TASK PROMPT:
Retype, with no alterations, every line between the one containing "Write the matplotlib code for this chart." and the one containing "plt.rcParams['font.family'] = ['Liberation", counting both of those lines too. Pictures are to be left out.

INPUT ROWS:
____

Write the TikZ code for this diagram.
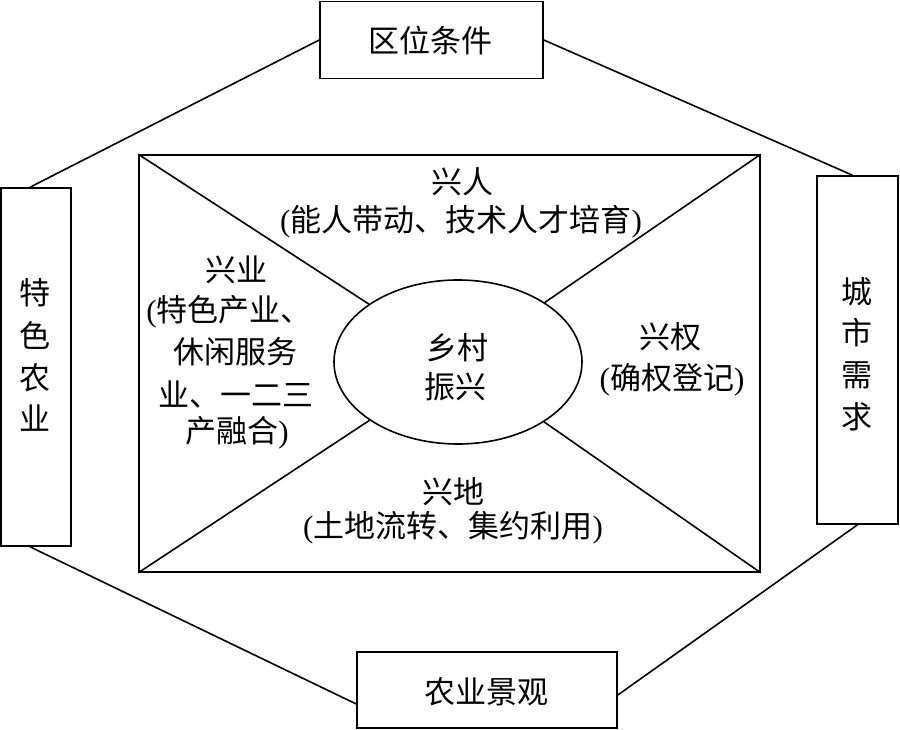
\documentclass[tikz,border=0pt]{standalone}
\usepackage{fontspec}
\setmainfont{Liberation Serif}
\newfontfamily\cjk{Noto Sans CJK SC}
\usetikzlibrary{shapes.geometric}
\tikzset{
  ln/.style={line width=1.6pt, black},
  boxnode/.style={draw, ln, inner sep=0pt, fill=white},
  txt/.style={inner sep=0pt, font=\fontsize{31}{36}\selectfont\cjk, anchor=center},
}
\begin{document}
\begin{tikzpicture}[x=1pt,y=-1pt]
\useasboundingbox (0,0) rectangle (900,730);
% outer boxes
\node[boxnode, minimum width=223pt, minimum height=77pt] (tb) at (431.5,40) {};
\node[boxnode, minimum width=70pt, minimum height=358pt] (lb) at (36,367) {};
\node[boxnode, minimum width=81pt, minimum height=348pt] (rb) at (857.5,350) {};
\node[boxnode, minimum width=260pt, minimum height=76pt] (bb) at (487,690) {};
% octagon connectors
\draw[ln] (tb.west) -- ([xshift=-6pt]lb.north);
\draw[ln] (tb.east) -- ([xshift=-5pt]rb.north);
\draw[ln] ([xshift=-6pt]lb.south) -- ([yshift=-14pt]bb.west);
\draw[ln] (rb.south) -- ([yshift=-5pt]bb.east);
% inner frame
\node[draw, ln, inner sep=0pt, minimum width=621pt, minimum height=417pt] (fr) at (449.5,363.5) {};
\node[draw, ln, ellipse, inner sep=0pt, minimum width=248pt, minimum height=164pt] (el) at (458,362) {};
\draw[ln] (fr.north west) -- (el);
\draw[ln] (fr.north east) -- (el);
\draw[ln] (fr.south west) -- (el);
\draw[ln] (fr.south east) -- (el);
% outer texts
\node[txt] (t1) at (430,41) {区位条件};
\node[txt] (t2) at (486,692) {农业景观};
\node[txt] (l1) at (35,293) {特};
\node[txt] (l2) at (35,335) {色};
\node[txt] (l3) at (35,378) {农};
\node[txt] (l4) at (35,418) {业};
\node[txt] (r1) at (857,292) {城};
\node[txt] (r2) at (857,333) {市};
\node[txt] (r3) at (857,375) {需};
\node[txt] (r4) at (857,417) {求};
% inner texts
\node[txt] (xr1) at (462,182) {兴人};
\node[txt] (xr2) at (461,222) {\rmfamily(\cjk 能人带动、技术人才培育\rmfamily)};
\node[txt] (xy1) at (236,270) {兴业};
\node[txt] (xy2) at (229,312) {\rmfamily(\cjk 特色产业、};
\node[txt] (xy3) at (235,352) {休闲服务};
\node[txt] (xy4) at (236,395) {业、一二三};
\node[txt] (xy5) at (237,433) {产融合\rmfamily)};
\node[txt] (c1) at (457,348) {乡村};
\node[txt] (c2) at (455,387) {振兴};
\node[txt] (xq1) at (670,337) {兴权};
\node[txt] (xq2) at (672,380) {\rmfamily(\cjk 确权登记\rmfamily)};
\node[txt] (xd1) at (453,492) {兴地};
\node[txt] (xd2) at (453,528) {\rmfamily(\cjk 土地流转、集约利用\rmfamily)};
\end{tikzpicture}
\end{document}
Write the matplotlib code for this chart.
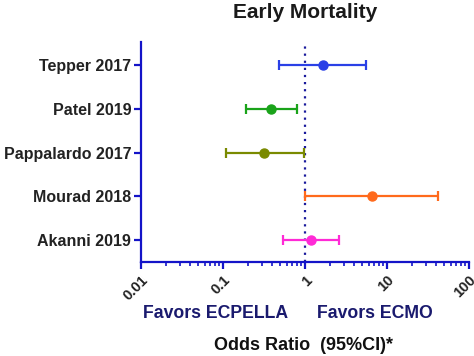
import matplotlib
matplotlib.use("Agg")
import matplotlib.pyplot as plt
import numpy as np
from matplotlib.ticker import LogLocator, NullFormatter, FixedLocator, FixedFormatter

plt.rcParams['font.family'] = ['Liberation Sans', 'DejaVu Sans']

studies = ["Akanni 2019", "Mourad 2018", "Pappalardo 2017", "Patel 2019", "Tepper 2017"]
odds_ratio = [1.18, 6.6, 0.32, 0.385, 1.66]
ci_low = [0.54, 1.01, 0.109, 0.19, 0.48]
ci_high = [2.6, 42.0, 0.98, 0.80, 5.55]
colors = ["#ff2ad6", "#ff6a1c", "#7a8a00", "#1aa31a", "#2a40e6"]
xticks = [0.01, 0.1, 1, 10, 100]
xticklabels = ["0.01", "0.1", "1", "10", "100"]

fig = plt.figure(figsize=(4.74, 3.56), dpi=100)
ax = fig.add_axes([0.2975, 0.264, 0.6915, 0.618])

axis_color = "#1414c8"
for i, (s, m, lo, hi, c) in enumerate(zip(studies, odds_ratio, ci_low, ci_high, colors)):
    ax.errorbar([m], [i], xerr=[[m - lo], [hi - m]], fmt='o', color=c, ecolor=c,
                markersize=6.5, elinewidth=1.6, capsize=3.6, capthick=1.6, zorder=3)

ax.axvline(1, color="#1a1a9c", linestyle=(0, (1, 2.2)), linewidth=1.6, zorder=2)

ax.set_xscale('log')
ax.set_xlim(0.01, 100)
ax.set_ylim(-0.5, 4.53)

ax.xaxis.set_major_locator(FixedLocator(xticks))
ax.xaxis.set_major_formatter(FixedFormatter(xticklabels))
ax.xaxis.set_minor_locator(LogLocator(base=10, subs=np.arange(2, 10)))
ax.xaxis.set_minor_formatter(NullFormatter())
ax.set_yticks(range(len(studies)))
ax.set_yticklabels(studies)

for sp in ['top', 'right']:
    ax.spines[sp].set_visible(False)
for sp in ['left', 'bottom']:
    ax.spines[sp].set_color(axis_color)
    ax.spines[sp].set_linewidth(1.6)

ax.tick_params(axis='both', which='major', color=axis_color, width=1.6, length=5, direction='out')
ax.tick_params(axis='x', which='minor', color=axis_color, width=1.2, length=3, direction='out')
ax.tick_params(axis='y', labelsize=11.5, labelcolor="#222222", pad=2)
ax.tick_params(axis='x', labelsize=10.5, labelcolor="#222222", pad=3)
for lab in ax.get_yticklabels():
    lab.set_fontweight('bold')
for lab in ax.get_xticklabels():
    lab.set_fontweight('bold')
    lab.set_rotation(45)
    lab.set_ha('right')
    lab.set_va('top')
    lab.set_rotation_mode('anchor')

fig.text(305 / 474, 1 - 12 / 356, "Early Mortality", ha='center', va='center',
         fontsize=15, fontweight='bold', color="#1a1a1a")
fig.text(216 / 474, 1 - 313 / 356, "Favors ECPELLA", ha='center', va='center',
         fontsize=12.7, fontweight='bold', color="#1a1a6e")
fig.text(375 / 474, 1 - 313 / 356, "Favors ECMO", ha='center', va='center',
         fontsize=12.7, fontweight='bold', color="#1a1a6e")
fig.text(303 / 474, 1 - 345 / 356, "Odds Ratio  (95%CI)*", ha='center', va='center',
         fontsize=13, fontweight='bold', color="#111111")

fig.savefig("out.png", dpi=100)
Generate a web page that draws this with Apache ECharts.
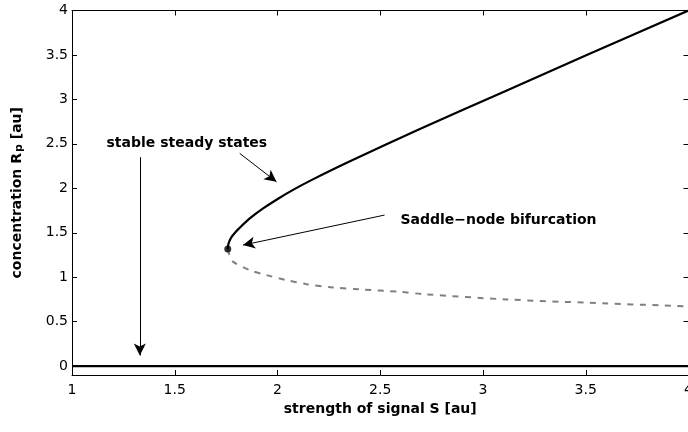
<!DOCTYPE html>
<html>
<head>
<meta charset="utf-8">
<script src="https://cdn.jsdelivr.net/npm/echarts@6/dist/echarts.min.js"></script>
<style>
  html, body { margin: 0; padding: 0; background: #fff; }
  #chart-container { width: 688px; height: 432px; }
</style>
</head>
<body>
<div id="chart-container"></div>
<script>
// tick labels
var xTicks = [1, 1.5, 2, 2.5, 3, 3.5, 4];
var yTicks = [0, 0.5, 1, 1.5, 2, 2.5, 3, 3.5, 4];

// stable (upper) branch: signal S vs concentration Rp
var upperS = [1.758, 1.760, 1.765, 1.776, 1.793, 1.813, 1.865, 1.930, 2.005, 2.080, 2.165, 2.345, 2.690, 3.105, 3.505, 4.0];
var upperR = [1.316, 1.360, 1.400, 1.450, 1.500, 1.549, 1.661, 1.774, 1.886, 1.988, 2.092, 2.295, 2.664, 3.090, 3.500, 4.0];

// unstable (lower) branch
var lowerS = [1.758, 1.766, 1.785, 1.865, 1.946, 2.043, 2.141, 2.270, 2.400, 2.595, 2.708, 3.114, 3.519, 4.0];
var lowerR = [1.316, 1.250, 1.173, 1.080, 1.024, 0.967, 0.922, 0.885, 0.863, 0.836, 0.810, 0.750, 0.712, 0.672];

// trivial steady state Rp = 0
var zeroS = [1, 4];
var zeroR = [0, 0];

// saddle-node point
var foldPoint = [1.758, 1.316];

// annotations (data coordinates)
var stableText = 'stable steady states';
var stableTextAt = [1.168, 2.50];
var saddleText = 'Saddle\u2212node bifurcation';
var saddleTextAt = [2.598, 1.642];
var arrowStableZero = [[1.33, 2.35], [1.33, 0.12]];
var arrowStableUpper = [[1.816, 2.393], [1.995, 2.073]];
var arrowSaddle = [[2.521, 1.699], [1.832, 1.361]];

var FONT = 'DejaVu Sans, sans-serif';

function pairs(xs, ys) {
  return xs.map(function (x, i) { return [x, ys[i]]; });
}

var dom = document.getElementById('chart-container');
var myChart = echarts.init(dom, null, { renderer: 'canvas' });

var tickStyle = { show: true, inside: true, length: 5, lineStyle: { color: '#000', width: 1 } };
var lineStyleAxis = { show: true, onZero: false, lineStyle: { color: '#000', width: 1 } };

var option = {
  animation: false,
  backgroundColor: '#fff',
  grid: { left: 72, width: 616.5, top: 10.5, bottom: 57, containLabel: false, outerBoundsMode: 'none' },
  xAxis: [
    {
      type: 'value', min: 1, max: 4, interval: 0.5, position: 'bottom',
      axisLine: lineStyleAxis, axisTick: tickStyle,
      axisLabel: { color: '#000', fontSize: 14, fontFamily: FONT, margin: 8 },
      splitLine: { show: false },
      name: 'strength of signal S [au]', nameLocation: 'middle', nameGap: 20,
      nameTextStyle: { color: '#000', fontSize: 14, fontWeight: 'bold', fontFamily: FONT }
    },
    {
      type: 'value', min: 1, max: 4, interval: 0.5, position: 'top',
      axisLine: lineStyleAxis, axisTick: tickStyle,
      axisLabel: { show: false }, splitLine: { show: false }
    }
  ],
  yAxis: [
    {
      type: 'value', min: -0.1, max: 4, position: 'left',
      axisLine: lineStyleAxis,
      axisTick: Object.assign({ customValues: yTicks }, tickStyle),
      axisLabel: { customValues: yTicks, color: '#000', fontSize: 14, fontFamily: FONT, margin: 4 },
      splitLine: { show: false },
      name: '{a|concentration R}{b|p}{a| [au]}', nameLocation: 'middle', nameGap: 47,
      nameTextStyle: {
        color: '#000', fontFamily: FONT,
        rich: {
          a: { fontSize: 14, fontWeight: 'bold', fontFamily: FONT, color: '#000', lineHeight: 16, verticalAlign: 'middle' },
          b: { fontSize: 11, fontWeight: 'bold', fontFamily: FONT, color: '#000', lineHeight: 11, padding: [10, 0, 0, 1], verticalAlign: 'bottom' }
        }
      }
    },
    {
      type: 'value', min: -0.1, max: 4, position: 'right',
      axisLine: lineStyleAxis,
      axisTick: Object.assign({ customValues: yTicks }, tickStyle),
      axisLabel: { show: false }, splitLine: { show: false }
    }
  ],
  series: [
    {
      name: 'zero', type: 'line', data: pairs(zeroS, zeroR), showSymbol: false, silent: true,
      lineStyle: { color: '#000', width: 2.4 }
    },
    {
      name: 'unstable', type: 'line', data: pairs(lowerS, lowerR), showSymbol: false, silent: true,
      smooth: 0.3,
      lineStyle: { color: '#808080', width: 2, type: [6, 6.5] }
    },
    {
      name: 'stable', type: 'line', data: pairs(upperS, upperR), showSymbol: false, silent: true,
      smooth: 0.3,
      lineStyle: { color: '#000', width: 2.2 },
      markLine: {
        silent: true, symbol: ['none', 'arrow'], symbolSize: [9, 12],
        label: { show: false },
        lineStyle: { color: '#000', width: 1, type: 'solid' },
        data: [
          [{ coord: arrowStableZero[0] }, { coord: arrowStableZero[1] }],
          [{ coord: arrowStableUpper[0] }, { coord: arrowStableUpper[1] }],
          [{ coord: arrowSaddle[0] }, { coord: arrowSaddle[1] }]
        ]
      },
      markPoint: {
        silent: true, symbol: 'circle', symbolSize: 0,
        label: { show: true, position: 'right', distance: 0, color: '#000', fontSize: 14, fontWeight: 'bold', fontFamily: FONT },
        data: [
          { coord: stableTextAt, label: { formatter: stableText } },
          { coord: saddleTextAt, label: { formatter: saddleText } }
        ]
      }
    },
    {
      name: 'fold', type: 'scatter', data: [foldPoint], symbol: 'circle', symbolSize: 7, silent: true,
      z: 10, itemStyle: { color: '#000' }
    }
  ]
};

myChart.setOption(option);
window.addEventListener('resize', myChart.resize);
</script>
</body>
</html>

____

EXPECTED ANSWER:
Write the matplotlib code for this chart.
import matplotlib
matplotlib.use("Agg")
import matplotlib.pyplot as plt
import numpy as np
from matplotlib.ticker import LogLocator, NullFormatter, FixedLocator, FixedFormatter

plt.rcParams['font.family'] = ['Liberation Sans', 'DejaVu Sans']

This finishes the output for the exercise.